Record excerpts:
_ _ _ _ _

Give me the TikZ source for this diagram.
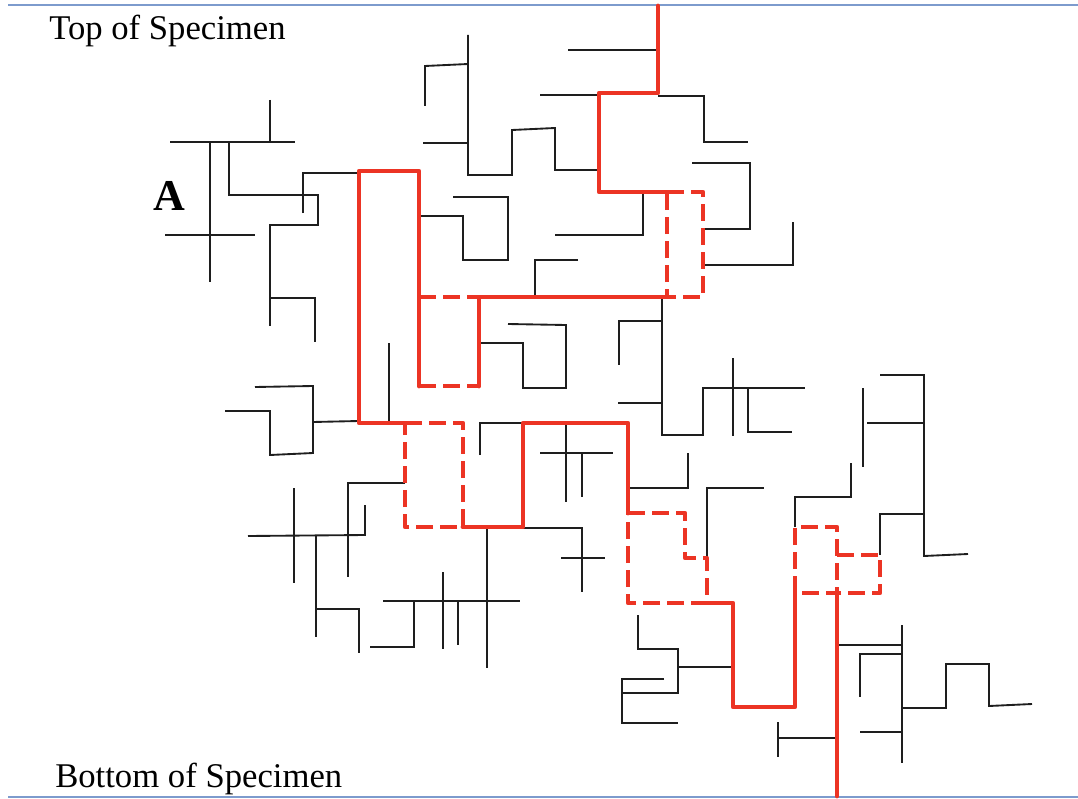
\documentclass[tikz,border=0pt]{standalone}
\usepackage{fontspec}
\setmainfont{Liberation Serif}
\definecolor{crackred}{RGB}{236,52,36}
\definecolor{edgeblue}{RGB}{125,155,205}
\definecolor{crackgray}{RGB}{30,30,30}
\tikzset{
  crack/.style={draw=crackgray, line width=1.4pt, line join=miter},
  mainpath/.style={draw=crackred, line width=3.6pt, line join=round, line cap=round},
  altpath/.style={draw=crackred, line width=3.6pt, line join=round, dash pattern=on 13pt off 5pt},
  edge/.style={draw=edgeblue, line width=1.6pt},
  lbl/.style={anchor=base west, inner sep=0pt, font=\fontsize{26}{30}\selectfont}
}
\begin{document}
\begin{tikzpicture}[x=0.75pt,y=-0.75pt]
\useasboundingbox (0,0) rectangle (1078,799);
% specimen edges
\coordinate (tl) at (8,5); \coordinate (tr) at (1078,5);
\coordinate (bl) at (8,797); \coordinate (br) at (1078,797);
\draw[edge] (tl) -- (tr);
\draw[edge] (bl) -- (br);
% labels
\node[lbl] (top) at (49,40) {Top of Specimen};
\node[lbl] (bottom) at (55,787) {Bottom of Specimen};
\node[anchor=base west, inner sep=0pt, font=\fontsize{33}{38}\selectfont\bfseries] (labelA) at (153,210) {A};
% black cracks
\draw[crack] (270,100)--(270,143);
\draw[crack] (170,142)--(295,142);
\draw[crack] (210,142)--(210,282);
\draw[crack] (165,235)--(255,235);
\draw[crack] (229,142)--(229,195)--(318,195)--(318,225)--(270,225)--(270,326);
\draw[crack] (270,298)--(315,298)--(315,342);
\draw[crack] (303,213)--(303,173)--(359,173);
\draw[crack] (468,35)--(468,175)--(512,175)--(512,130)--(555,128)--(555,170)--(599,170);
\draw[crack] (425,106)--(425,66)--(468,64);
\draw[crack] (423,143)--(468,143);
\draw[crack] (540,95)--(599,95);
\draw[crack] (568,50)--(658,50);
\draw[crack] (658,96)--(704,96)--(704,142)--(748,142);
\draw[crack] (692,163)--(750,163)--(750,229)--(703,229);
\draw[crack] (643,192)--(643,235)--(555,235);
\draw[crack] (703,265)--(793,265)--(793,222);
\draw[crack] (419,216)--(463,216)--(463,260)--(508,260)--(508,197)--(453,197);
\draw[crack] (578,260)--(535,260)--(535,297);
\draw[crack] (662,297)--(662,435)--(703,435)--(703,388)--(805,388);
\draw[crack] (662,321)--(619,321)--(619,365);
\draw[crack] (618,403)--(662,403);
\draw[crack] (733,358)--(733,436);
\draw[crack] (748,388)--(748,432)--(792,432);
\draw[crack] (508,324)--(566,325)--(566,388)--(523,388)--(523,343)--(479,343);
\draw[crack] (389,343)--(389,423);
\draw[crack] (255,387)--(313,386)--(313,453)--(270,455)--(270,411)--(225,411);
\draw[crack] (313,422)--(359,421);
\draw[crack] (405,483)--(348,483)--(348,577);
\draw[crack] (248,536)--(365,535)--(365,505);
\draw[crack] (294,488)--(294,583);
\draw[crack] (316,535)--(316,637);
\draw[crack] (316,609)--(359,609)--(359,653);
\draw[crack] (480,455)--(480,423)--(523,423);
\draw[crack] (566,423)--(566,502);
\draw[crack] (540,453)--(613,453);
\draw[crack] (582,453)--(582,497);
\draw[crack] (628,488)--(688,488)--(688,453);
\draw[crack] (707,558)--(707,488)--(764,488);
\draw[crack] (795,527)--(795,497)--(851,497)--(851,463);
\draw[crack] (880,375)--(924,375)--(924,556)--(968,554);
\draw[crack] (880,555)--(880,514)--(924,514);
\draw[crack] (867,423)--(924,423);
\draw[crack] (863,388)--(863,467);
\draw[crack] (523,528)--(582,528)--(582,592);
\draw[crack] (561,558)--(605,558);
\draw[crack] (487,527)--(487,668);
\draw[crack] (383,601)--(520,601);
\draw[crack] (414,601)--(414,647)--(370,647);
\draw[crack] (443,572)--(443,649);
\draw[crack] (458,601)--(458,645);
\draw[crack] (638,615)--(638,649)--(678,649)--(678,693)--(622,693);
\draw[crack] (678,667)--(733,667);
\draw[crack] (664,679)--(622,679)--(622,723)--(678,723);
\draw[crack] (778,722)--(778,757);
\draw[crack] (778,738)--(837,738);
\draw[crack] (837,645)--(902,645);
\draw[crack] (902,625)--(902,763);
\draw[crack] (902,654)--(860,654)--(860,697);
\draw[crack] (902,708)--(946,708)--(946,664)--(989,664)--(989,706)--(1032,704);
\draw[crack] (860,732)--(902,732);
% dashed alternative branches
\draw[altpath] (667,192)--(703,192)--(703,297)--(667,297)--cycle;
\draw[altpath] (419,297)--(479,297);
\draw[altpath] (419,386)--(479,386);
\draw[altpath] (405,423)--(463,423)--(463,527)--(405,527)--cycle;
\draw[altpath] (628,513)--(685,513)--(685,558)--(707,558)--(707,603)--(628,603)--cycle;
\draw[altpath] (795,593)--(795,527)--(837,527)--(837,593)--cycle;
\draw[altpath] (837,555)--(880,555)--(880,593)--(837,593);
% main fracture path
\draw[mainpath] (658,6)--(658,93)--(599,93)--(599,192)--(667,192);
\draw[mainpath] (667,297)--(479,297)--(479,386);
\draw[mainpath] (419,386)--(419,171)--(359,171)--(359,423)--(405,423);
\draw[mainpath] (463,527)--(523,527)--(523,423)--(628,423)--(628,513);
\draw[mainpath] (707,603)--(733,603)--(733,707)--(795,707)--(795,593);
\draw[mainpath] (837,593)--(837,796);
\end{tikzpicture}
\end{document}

_ _ _ _ _

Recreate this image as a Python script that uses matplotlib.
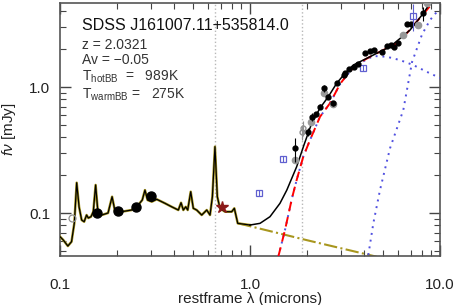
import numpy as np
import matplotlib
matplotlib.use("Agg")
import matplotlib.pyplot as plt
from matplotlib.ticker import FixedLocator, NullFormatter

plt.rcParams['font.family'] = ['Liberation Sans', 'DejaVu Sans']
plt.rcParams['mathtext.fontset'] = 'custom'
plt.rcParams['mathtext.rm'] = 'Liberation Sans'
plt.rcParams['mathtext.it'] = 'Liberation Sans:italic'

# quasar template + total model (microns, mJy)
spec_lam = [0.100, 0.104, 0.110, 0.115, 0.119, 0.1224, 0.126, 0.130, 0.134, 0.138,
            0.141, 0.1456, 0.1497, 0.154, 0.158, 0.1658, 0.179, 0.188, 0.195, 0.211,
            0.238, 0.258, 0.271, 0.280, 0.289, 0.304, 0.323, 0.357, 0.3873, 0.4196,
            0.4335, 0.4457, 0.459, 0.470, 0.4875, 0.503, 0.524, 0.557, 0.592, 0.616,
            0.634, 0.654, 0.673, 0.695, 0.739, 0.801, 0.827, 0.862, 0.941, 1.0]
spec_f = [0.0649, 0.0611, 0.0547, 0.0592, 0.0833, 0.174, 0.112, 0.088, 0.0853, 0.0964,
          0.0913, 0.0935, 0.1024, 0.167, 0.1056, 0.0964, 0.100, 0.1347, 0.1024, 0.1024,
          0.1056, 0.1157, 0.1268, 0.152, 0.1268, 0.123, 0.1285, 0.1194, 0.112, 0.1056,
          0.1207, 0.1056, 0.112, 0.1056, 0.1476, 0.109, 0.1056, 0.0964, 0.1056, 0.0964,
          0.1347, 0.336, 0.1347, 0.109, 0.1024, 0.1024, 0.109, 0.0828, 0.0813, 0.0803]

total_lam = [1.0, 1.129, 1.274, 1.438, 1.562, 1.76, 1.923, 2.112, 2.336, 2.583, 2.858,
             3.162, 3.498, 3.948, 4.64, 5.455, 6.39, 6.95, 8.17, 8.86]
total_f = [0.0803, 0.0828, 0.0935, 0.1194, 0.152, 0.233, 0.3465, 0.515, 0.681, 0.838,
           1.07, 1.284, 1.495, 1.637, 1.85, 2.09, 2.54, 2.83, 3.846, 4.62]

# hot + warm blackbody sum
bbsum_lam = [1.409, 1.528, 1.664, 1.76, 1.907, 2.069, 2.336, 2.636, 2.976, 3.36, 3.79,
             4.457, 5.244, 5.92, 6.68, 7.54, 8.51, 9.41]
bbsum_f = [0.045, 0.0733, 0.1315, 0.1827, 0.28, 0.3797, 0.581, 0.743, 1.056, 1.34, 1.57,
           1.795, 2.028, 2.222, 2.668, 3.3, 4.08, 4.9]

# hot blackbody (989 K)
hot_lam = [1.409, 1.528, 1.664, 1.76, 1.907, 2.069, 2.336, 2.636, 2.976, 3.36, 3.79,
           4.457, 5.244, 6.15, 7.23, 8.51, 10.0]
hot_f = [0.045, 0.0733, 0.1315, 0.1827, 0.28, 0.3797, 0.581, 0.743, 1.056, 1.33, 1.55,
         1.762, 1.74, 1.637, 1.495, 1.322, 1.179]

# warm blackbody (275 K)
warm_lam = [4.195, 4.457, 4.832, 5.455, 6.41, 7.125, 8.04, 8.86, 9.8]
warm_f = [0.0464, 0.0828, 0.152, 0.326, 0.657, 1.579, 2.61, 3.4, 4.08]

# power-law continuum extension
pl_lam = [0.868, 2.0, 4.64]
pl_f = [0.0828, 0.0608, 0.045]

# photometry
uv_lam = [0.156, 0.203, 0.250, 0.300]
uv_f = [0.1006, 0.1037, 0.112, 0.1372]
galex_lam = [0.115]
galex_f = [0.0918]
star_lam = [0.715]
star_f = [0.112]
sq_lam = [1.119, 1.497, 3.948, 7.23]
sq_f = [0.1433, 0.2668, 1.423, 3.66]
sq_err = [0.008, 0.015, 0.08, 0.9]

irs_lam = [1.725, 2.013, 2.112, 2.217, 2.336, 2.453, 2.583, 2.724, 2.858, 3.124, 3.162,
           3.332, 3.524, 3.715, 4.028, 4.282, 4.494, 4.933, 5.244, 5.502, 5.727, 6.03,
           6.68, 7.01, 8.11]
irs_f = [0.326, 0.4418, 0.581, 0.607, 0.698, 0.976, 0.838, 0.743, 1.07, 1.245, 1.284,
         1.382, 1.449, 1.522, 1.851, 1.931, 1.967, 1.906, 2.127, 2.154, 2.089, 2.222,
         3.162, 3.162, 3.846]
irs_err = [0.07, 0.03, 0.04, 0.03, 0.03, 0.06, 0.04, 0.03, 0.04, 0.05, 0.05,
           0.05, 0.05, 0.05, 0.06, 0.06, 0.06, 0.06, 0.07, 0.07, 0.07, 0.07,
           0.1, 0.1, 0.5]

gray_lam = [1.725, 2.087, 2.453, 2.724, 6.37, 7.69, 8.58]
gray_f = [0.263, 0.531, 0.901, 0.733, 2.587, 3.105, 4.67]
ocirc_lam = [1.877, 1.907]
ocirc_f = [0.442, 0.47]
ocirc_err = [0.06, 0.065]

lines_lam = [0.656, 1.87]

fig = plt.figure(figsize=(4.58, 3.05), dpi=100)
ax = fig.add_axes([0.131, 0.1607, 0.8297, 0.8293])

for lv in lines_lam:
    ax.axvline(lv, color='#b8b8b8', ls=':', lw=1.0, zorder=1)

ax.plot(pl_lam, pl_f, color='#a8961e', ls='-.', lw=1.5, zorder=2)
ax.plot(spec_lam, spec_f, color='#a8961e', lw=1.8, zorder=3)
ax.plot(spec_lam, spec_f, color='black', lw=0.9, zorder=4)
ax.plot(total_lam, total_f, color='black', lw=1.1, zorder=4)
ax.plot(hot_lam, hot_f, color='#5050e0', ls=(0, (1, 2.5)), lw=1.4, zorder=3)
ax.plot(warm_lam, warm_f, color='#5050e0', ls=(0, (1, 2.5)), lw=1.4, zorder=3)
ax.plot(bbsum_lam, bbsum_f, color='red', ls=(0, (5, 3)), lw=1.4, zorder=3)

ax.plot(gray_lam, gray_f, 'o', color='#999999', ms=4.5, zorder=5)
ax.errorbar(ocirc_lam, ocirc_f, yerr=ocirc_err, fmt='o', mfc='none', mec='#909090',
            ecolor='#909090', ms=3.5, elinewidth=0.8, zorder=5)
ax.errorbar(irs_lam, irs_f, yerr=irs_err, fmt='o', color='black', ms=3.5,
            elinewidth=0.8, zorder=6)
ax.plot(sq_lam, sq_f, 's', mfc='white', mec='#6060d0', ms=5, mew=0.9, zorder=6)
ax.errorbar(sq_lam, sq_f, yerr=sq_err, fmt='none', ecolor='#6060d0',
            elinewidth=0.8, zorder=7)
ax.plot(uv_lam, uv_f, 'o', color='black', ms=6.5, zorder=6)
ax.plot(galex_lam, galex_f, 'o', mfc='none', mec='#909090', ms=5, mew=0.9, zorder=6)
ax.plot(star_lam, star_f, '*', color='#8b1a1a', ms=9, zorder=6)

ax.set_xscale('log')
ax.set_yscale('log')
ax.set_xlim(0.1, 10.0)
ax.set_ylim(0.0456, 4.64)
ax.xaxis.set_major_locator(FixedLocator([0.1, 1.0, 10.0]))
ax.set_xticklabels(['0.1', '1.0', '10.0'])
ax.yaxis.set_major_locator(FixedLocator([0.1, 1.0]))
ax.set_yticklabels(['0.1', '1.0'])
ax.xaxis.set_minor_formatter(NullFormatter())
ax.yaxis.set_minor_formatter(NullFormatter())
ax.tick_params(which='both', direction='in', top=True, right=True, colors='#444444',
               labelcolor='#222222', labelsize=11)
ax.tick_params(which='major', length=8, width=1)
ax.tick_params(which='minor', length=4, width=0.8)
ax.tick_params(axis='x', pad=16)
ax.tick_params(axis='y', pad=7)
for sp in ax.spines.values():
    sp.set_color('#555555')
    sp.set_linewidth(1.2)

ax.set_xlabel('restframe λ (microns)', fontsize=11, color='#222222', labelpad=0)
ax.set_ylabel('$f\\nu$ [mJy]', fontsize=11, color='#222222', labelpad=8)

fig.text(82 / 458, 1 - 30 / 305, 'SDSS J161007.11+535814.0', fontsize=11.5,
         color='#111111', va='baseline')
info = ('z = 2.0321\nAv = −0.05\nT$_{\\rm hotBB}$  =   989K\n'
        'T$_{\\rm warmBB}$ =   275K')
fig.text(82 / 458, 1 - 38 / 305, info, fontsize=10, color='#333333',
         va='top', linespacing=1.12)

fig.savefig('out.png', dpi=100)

_ _ _ _ _

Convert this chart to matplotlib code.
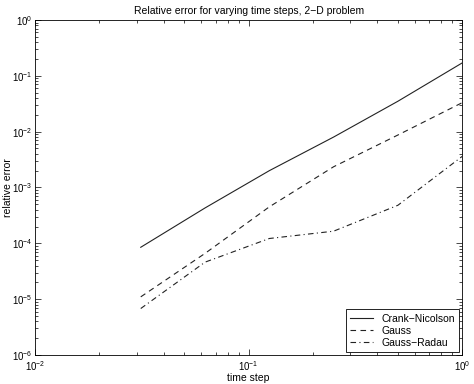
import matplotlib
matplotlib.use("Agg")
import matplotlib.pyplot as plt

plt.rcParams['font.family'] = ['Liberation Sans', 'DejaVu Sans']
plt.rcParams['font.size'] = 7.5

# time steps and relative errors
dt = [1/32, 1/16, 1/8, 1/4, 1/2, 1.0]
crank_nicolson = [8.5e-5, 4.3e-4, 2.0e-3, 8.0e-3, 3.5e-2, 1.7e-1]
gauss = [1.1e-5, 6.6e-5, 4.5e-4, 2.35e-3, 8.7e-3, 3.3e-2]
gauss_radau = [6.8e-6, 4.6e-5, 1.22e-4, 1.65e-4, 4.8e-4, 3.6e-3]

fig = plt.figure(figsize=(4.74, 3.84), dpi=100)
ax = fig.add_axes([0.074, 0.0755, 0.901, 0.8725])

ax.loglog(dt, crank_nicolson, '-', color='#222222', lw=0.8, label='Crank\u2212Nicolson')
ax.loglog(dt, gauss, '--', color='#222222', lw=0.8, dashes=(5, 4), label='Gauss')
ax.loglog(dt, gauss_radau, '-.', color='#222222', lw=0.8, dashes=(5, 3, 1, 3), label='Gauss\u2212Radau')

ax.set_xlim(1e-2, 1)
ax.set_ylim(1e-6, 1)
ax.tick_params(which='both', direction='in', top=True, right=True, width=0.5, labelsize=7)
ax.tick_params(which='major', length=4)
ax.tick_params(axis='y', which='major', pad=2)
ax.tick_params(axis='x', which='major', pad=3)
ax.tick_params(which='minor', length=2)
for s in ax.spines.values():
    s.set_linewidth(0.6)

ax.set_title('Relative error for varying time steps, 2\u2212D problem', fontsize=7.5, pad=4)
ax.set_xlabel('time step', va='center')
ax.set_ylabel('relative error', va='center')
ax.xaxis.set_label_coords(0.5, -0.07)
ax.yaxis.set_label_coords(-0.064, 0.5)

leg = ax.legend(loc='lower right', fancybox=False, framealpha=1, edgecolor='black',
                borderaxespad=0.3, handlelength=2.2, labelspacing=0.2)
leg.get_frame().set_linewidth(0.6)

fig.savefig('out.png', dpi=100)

_ _ _ _ _

Task to carry out: Pictures excluded, give again exactly and only the lines of the material above from the line with "Convert this chart to matplotlib code." through the line with "s.set_linewidth(0.6)".

Solution to the exercise:
Convert this chart to matplotlib code.
import matplotlib
matplotlib.use("Agg")
import matplotlib.pyplot as plt

plt.rcParams['font.family'] = ['Liberation Sans', 'DejaVu Sans']
plt.rcParams['font.size'] = 7.5

# time steps and relative errors
dt = [1/32, 1/16, 1/8, 1/4, 1/2, 1.0]
crank_nicolson = [8.5e-5, 4.3e-4, 2.0e-3, 8.0e-3, 3.5e-2, 1.7e-1]
gauss = [1.1e-5, 6.6e-5, 4.5e-4, 2.35e-3, 8.7e-3, 3.3e-2]
gauss_radau = [6.8e-6, 4.6e-5, 1.22e-4, 1.65e-4, 4.8e-4, 3.6e-3]

fig = plt.figure(figsize=(4.74, 3.84), dpi=100)
ax = fig.add_axes([0.074, 0.0755, 0.901, 0.8725])

ax.loglog(dt, crank_nicolson, '-', color='#222222', lw=0.8, label='Crank\u2212Nicolson')
ax.loglog(dt, gauss, '--', color='#222222', lw=0.8, dashes=(5, 4), label='Gauss')
ax.loglog(dt, gauss_radau, '-.', color='#222222', lw=0.8, dashes=(5, 3, 1, 3), label='Gauss\u2212Radau')

ax.set_xlim(1e-2, 1)
ax.set_ylim(1e-6, 1)
ax.tick_params(which='both', direction='in', top=True, right=True, width=0.5, labelsize=7)
ax.tick_params(which='major', length=4)
ax.tick_params(axis='y', which='major', pad=2)
ax.tick_params(axis='x', which='major', pad=3)
ax.tick_params(which='minor', length=2)
for s in ax.spines.values():
    s.set_linewidth(0.6)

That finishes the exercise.